In a September interview with The New Republic, Tara Raghuveer, a housing organizer and head of the K.C. Tenants, said stopping one or a million evictions isn’t the end goal of current tenant organizing. “It’s a 40-year vision for a country where we actually just guarantee that everyone has a home and housing is no longer treated as a commodity, but it’s guaranteed as a public good,” Raghuveer said. “With that as the North Star to direct all of my organizing, it just makes me better equipped—and I think it makes my comrades, who are part of that campaign, better equipped—to respond to crises today, in a way that builds power for homes guaranteed tomorrow.”
The same is true in other anti-debt movements. You can’t just forgive the debt. You have to remake the system. Otherwise, you’ll find yourself playing whack-a-mole when the same cycle of debt reboots. Joe Biden has publicly floated relieving up to $10,000 in federal student loan debt while Senate Minority Leader Chuck Schumer has called for the president-elect to bump the number up to $50,000. But even if Biden’s plan was a one-time clean-slate program that wiped away all existing accrued student debt—which has risen exponentially every year for the past two decades—the plan wouldn’t do much good to prevent the same form of debt from immediately beginning to build the following year.
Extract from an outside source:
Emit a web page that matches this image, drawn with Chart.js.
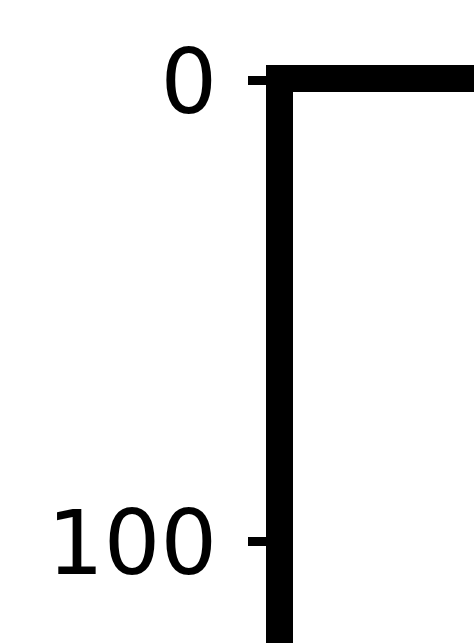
<!DOCTYPE html>
<html>
<head>
<meta charset="utf-8">
<script src="https://cdn.jsdelivr.net/npm/chart.js@4/dist/chart.umd.min.js"></script>
<style>
  html, body { margin: 0; padding: 0; background: #fff; overflow: hidden; }
  canvas { display: block; }
</style>
</head>
<body>
<canvas id="chart" width="474" height="643"></canvas>
<script>
// visible part of the image: only the axes, nothing plotted inside this crop
const rowTicks = [0, 100];
const rowMin = -0.5;
const rowMax = 122;
const cells = [];

const ctx = document.getElementById("chart").getContext("2d");
new Chart(ctx, {
  type: "scatter",
  data: {
    datasets: [{ label: "image", data: cells, backgroundColor: "#000" }],
  },
  options: {
    responsive: false,
    animation: false,
    layout: { padding: 0 },
    plugins: { legend: { display: false }, tooltip: { enabled: false } },
    scales: {
      x: {
        type: "linear",
        position: "top",
        min: 0,
        max: 1,
        ticks: { display: false },
        grid: { drawOnChartArea: false, drawTicks: false },
        border: { display: true, color: "#000", width: 27 },
        afterFit: (s) => {
          s.height = 78;
          s.paddingLeft = 0;
          s.paddingRight = 0;
        },
      },
      y: {
        type: "linear",
        reverse: true,
        min: rowMin,
        max: rowMax,
        afterBuildTicks: (s) => { s.ticks = rowTicks.map((v) => ({ value: v })); },
        afterFit: (s) => {
          s.width = 279.5;
          s.paddingTop = 0;
          s.paddingBottom = 0;
        },
        ticks: {
          color: "#000",
          padding: 31,
          // empty first line nudges the label down to sit centred on its tick
          font: { family: "DejaVu Sans", size: 89, lineHeight: "19px" },
          callback: (v) => ["", String(v)],
        },
        grid: {
          drawOnChartArea: false,
          drawTicks: true,
          tickLength: 31.5,
          tickWidth: 9,
          tickColor: "#000",
        },
        border: { display: true, color: "#000", width: 27 },
      },
    },
  },
});
</script>
</body>
</html>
College tuition prices, like the debt they’re connected to, are on the rise in part because public investment in education has stalled out, especially since the last recession, which conservative state legislatures saw as an opportunity to further question the investment altogether. The same goes for medical debt: Any reform to the health care system that is not a direct and swift change away from the scam that is the insurance industry and toward a single-payer system that provides coverage to every resident will only leave further loopholes to be exploited by bad actors. And reparations—undertaken by the federal government, not localities—remain integral to addressing the disproportionate share of these debts that continue to be dumped on Black communities in America.
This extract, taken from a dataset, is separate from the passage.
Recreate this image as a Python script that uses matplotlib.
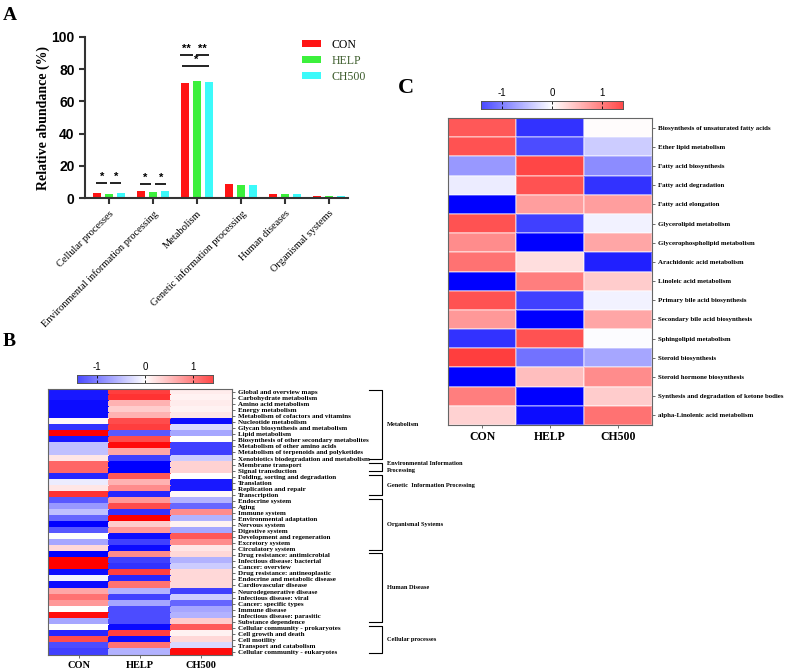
import numpy as np
import matplotlib
matplotlib.use('Agg')
import matplotlib.pyplot as plt
from matplotlib.colors import LinearSegmentedColormap, Normalize

# ---- panel A data
categories = ['Cellular processes', 'Environmental information processing', 'Metabolism',
              'Genetic information processing', 'Human diseases', 'Organismal systems']
groups = ['CON', 'HELP', 'CH500']
con = [3.5, 4.5, 71.6, 9.0, 2.9, 1.4]
help_ = [2.9, 3.9, 72.5, 8.2, 2.7, 1.3]
ch500 = [3.3, 4.5, 71.8, 8.2, 2.7, 1.2]
bar_colors = ['#ff1414', '#3cf03c', '#3cfafa']

# ---- panel B data (z-scores)
b_rows = ['Global and overview maps', 'Carbohydrate metabolism', 'Amino acid metabolism',
          'Energy metabolism', 'Metabolism of cofactors and vitamins', 'Nucleotide metabolism',
          'Glycan biosynthesis and metabolism', 'Lipid metabolism',
          'Biosynthesis of other secondary metabolites', 'Metabolism of other amino acids',
          'Metabolism of terpenoids and polyketides', 'Xenobiotics biodegradation and metabolism',
          'Membrane transport', 'Signal transduction', 'Folding, sorting and degradation',
          'Translation', 'Replication and repair', 'Transcription', 'Endocrine system', 'Aging',
          'Immune system', 'Environmental adaptation', 'Nervous system', 'Digestive system',
          'Development and regeneration', 'Excretory system', 'Circulatory system',
          'Drug resistance: antimicrobial', 'Infectious disease: bacterial', 'Cancer: overview',
          'Drug resistance: antineoplastic', 'Endocrine and metabolic disease',
          'Cardiovascular disease', 'Neurodegenerative disease', 'Infectious disease: viral',
          'Cancer: specific types', 'Immune disease', 'Infectious disease: parasitic',
          'Substance dependence', 'Cellular community - prokaryotes', 'Cell growth and death',
          'Cell motility', 'Transport and catabolism', 'Cellular community - eukaryotes']
b_con = [-1.8, -1.8, -1.9, -1.9, -1.9, 0.05, -1.6, 2.0, -1.8, -0.5, -0.5, 0.2, 1.2, 1.2,
         -1.7, -0.15, 0.2, 1.6, -1.3, -0.8, -0.5, -1.2, -2.0, -1.3, 0.0, -0.7, 0.3,
         -2.0, 2.0, 2.0, -1.9, -0.1, -1.9, 0.7, 1.1, 0.8, 0.0, 1.9, -0.7,
         0.0, -1.7, 1.4, -1.4, -1.5]
b_help = [1.5, 1.6, 0.6, 0.4, 0.6, 1.4, 1.5, -1.3, 1.4, 1.9, 0.7, -1.5, -2.0, -2.0,
          1.3, 0.6, 0.9, -1.7, 0.8, 1.4, -1.6, 2.0, 0.4, 0.8, -1.9, -1.5, -1.9,
          0.9, -1.5, -1.6, 1.5, -1.7, 1.1, -0.6, -1.5, -0.7, -1.4, -1.4, -1.4,
          -1.9, 1.5, -1.9, 1.1, -0.6]
b_ch500 = [0.15, 0.1, 0.15, 0.1, 0.2, -1.9, -0.3, -0.7, 0.0, -1.5, -1.5, -0.4, 0.35, 0.35,
           0.0, -1.8, -1.8, 0.05, -0.6, -1.2, 0.9, -0.6, 0.1, -0.7, 1.3, 0.9, 0.2,
           0.3, -0.6, -0.4, 0.3, 0.3, 0.3, -1.5, -0.4, -1.2, -0.7, -0.6, 0.4,
           1.3, 0.1, 0.3, -0.3, 1.9]
b_groups = [('Metabolism', 0, 11), ('Environmental Information\nProcessing', 12, 13),
            ('Genetic  Information Processing', 14, 17), ('Organismal Systems', 18, 26),
            ('Human Disease', 27, 38), ('Cellular processes', 39, 43)]

# ---- panel C data (z-scores)
c_rows = ['Biosynthesis of unsaturated fatty acids', 'Ether lipid metabolism',
          'Fatty acid biosynthesis', 'Fatty acid degradation', 'Fatty acid elongation',
          'Glycerolipid metabolism', 'Glycerophospholipid metabolism',
          'Arachidonic acid metabolism', 'Linoleic acid metabolism',
          'Primary bile acid biosynthesis', 'Secondary bile acid biosynthesis',
          'Sphingolipid metabolism', 'Steroid biosynthesis', 'Steroid hormone biosynthesis',
          'Synthesis and degradation of ketone bodies', 'alpha-Linolenic acid metabolism']
c_con = [1.3, 1.35, -0.8, -0.15, -2.0, 1.35, 0.9, 1.1, -2.0, 1.35, 0.8, -1.6, 1.5, -2.0, 1.0, 0.35]
c_help = [-1.6, -1.4, 1.45, 1.35, 0.75, -1.5, -2.0, 0.25, 1.0, -1.5, -2.0, 1.35, -1.1, 0.5, -2.0, -1.9]
c_ch500 = [0.02, -0.4, -0.9, -1.6, 0.75, -0.1, 0.7, -1.75, 0.4, -0.1, 0.7, -0.03, -0.7, 0.9, 0.4, 1.1]

W, H = 789, 671
fig = plt.figure(figsize=(W / 100, H / 100), dpi=100)
serif = ['Liberation Serif', 'DejaVu Serif']
sans = ['Liberation Sans', 'DejaVu Sans']


def px_axes(x0, y0, x1, y1):
    return fig.add_axes([x0 / W, 1 - y1 / H, (x1 - x0) / W, (y1 - y0) / H])


cmap = LinearSegmentedColormap.from_list('bwr2', ['#0000ff', '#ffffff', '#ff0000'])
norm = Normalize(-2, 2)

# ================= panel A
ax = px_axes(85, 36.7, 348, 198.3)
x = np.arange(len(categories))
off, bw = 0.273, 0.18
for i, (vals, c, g) in enumerate(zip([con, help_, ch500], bar_colors, groups)):
    ax.bar(x + (i - 1) * off, vals, bw, color=c, label=g)
ax.set_xlim(-0.545, 5.43)
ax.set_ylim(0, 100)
ax.set_yticks([0, 20, 40, 60, 80, 100])
for s in ['top', 'right']:
    ax.spines[s].set_visible(False)
for s in ['left', 'bottom']:
    ax.spines[s].set_linewidth(1.5)
    ax.spines[s].set_color('#333333')
ax.tick_params(width=1.5, length=4, color='#333333')
ax.set_yticklabels([str(v) for v in [0, 20, 40, 60, 80, 100]], fontsize=10,
                   fontweight='bold', family=sans)
ax.set_xticks(x)
ax.set_xticklabels(categories, rotation=45, ha='right', rotation_mode='anchor',
                   fontsize=7.5, family=serif)
ax.set_ylabel('Relative abundance (%)', fontsize=10, fontweight='bold', family=serif,
              labelpad=1)


def sig(x0, x1, y, txt):
    ax.plot([x0, x1], [y, y], color='#222222', lw=1.4, solid_capstyle='butt')
    ax.text((x0 + x1) / 2, y + 0.8, txt, ha='center', va='bottom', fontsize=8,
            fontweight='bold', family=sans)


sig(-0.29, -0.04, 9.4, '*')
sig(0.03, 0.28, 9.4, '*')
sig(1 - 0.3, 1 - 0.05, 9.0, '*')
sig(1 + 0.05, 1 + 0.3, 9.0, '*')
sig(2 - 0.38, 2 - 0.1, 88.8, '**')
sig(2 - 0.03, 2 + 0.27, 88.8, '**')
sig(2 - 0.33, 2 + 0.28, 81.6, '*')

leg = fig.legend(loc='upper left', bbox_to_anchor=(291 / W, 1 - 28 / H), frameon=False,
                 prop={'family': serif, 'size': 8.5}, handlelength=1.6, handleheight=0.5,
                 labelspacing=0.35, handletextpad=0.9)
for t, c in zip(leg.get_texts(), ['black', '#3b5b2a', '#3b5b2a']):
    t.set_color(c)


# ================= heatmaps
def heatmap(rect, rows, cols, fs, colfs, edge):
    hx = px_axes(*rect)
    data = np.array(cols).T
    hx.pcolormesh(data, cmap=cmap, norm=norm, edgecolors=edge, linewidth=0.3)
    hx.set_xlim(0, 3)
    hx.set_ylim(len(rows), 0)
    hx.yaxis.tick_right()
    hx.set_yticks(np.arange(len(rows)) + 0.5)
    hx.set_yticklabels(rows, fontsize=fs, fontweight='bold', family=serif)
    hx.set_xticks([0.5, 1.5, 2.5])
    hx.set_xticklabels(groups, fontsize=colfs, fontweight='bold', family=serif)
    hx.tick_params(length=2.5, width=0.6, color='#555555', pad=2)
    hx.tick_params(axis='x', pad=1.5)
    for s in hx.spines.values():
        s.set_color('#666666')
        s.set_linewidth(0.8)
    return hx


def cbar(rect):
    cx = px_axes(*rect)
    grad = np.linspace(-1.42, 1.42, 256)[None, :]
    cx.imshow(grad, cmap=cmap, norm=norm, aspect='auto', extent=[-1.42, 1.42, 0, 1])
    cx.set_yticks([])
    cx.xaxis.tick_top()
    cx.set_xticks([-1, 0, 1])
    cx.set_xticklabels(['-1', '0', '1'], fontsize=7, family=sans)
    cx.tick_params(axis='x', direction='in', length=2, width=0.6, pad=2,
                   top=True, bottom=True)
    for s in cx.spines.values():
        s.set_color('#555555')
        s.set_linewidth(0.7)


hb = heatmap((48, 389, 232, 655), b_rows, [b_con, b_help, b_ch500], 5, 7.5, 'face')
cbar((77, 375, 213, 383))

# brackets for panel B
for name, r0, r1 in b_groups:
    y0, y1 = r0 + 0.2, r1 + 0.6
    xv, xl = 5.45, 5.24
    hb.plot([xl, xv, xv, xl], [y0, y0, y1, y1], color='black', lw=0.8, clip_on=False)
    hb.text(5.52, (y0 + y1) / 2, name, fontsize=4.6, fontweight='bold', family=serif,
            va='center', ha='left', linespacing=1.6)

hc = heatmap((448, 118, 652, 425), c_rows, [c_con, c_help, c_ch500], 4.95, 8.5, (1, 1, 1, 0.35))
cbar((481, 101, 623, 109))

# panel letters
fig.text(3 / W, 1 - 20 / H, 'A', fontsize=14, fontweight='bold', family=serif)
fig.text(3 / W, 1 - 346 / H, 'B', fontsize=14, fontweight='bold', family=serif)
fig.text(398 / W, 1 - 93 / H, 'C', fontsize=16, fontweight='bold', family=serif)

fig.savefig('out.png', dpi=100)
These options are no longer secluded at the margins. Representatives Ilhan Omar and Ayanna Pressley introduced legislation at the beginning of the pandemic to provide student loan relief and block wage garnishing, a call echoed by Senate colleagues like Elizabeth Warren. Even prior to the pandemic, Omar and Pressley, along with Alexandria Ocasio-Cortez and Rashida Tlaib, fought for a legislative package known as the People’s Housing Platform, which included a surge in federal investment in public housing, a strengthening of tenant rights, and anti-displacement measures to combat gentrification. In both the House and Senate, bills calling for the creation of a Medicare for All system are now regular mainstays. Every one of these policies was initially derided as radical or politically unrealistic, yet they are now mainstream, both because the moment demands it and because groups like the Debt Collective and People’s Action and countless others pushed elected officials to act.
The future that America deserves is not just popular; it is necessary. To believe that debt is a natural part of life—or that the combined costs of the solutions are too steep—is to fall further into the trap that Reagan helped set. As Dr. Stephanie Kelton, a professor of economics and public policy at Stony Brook University and a former economic adviser to Bernie Sanders, wrote in her recent book, The Deficit Myth, the federal government has everything it needs to address and fix the problems it helped create. The money is there. The support is there. One day, America might be there, too.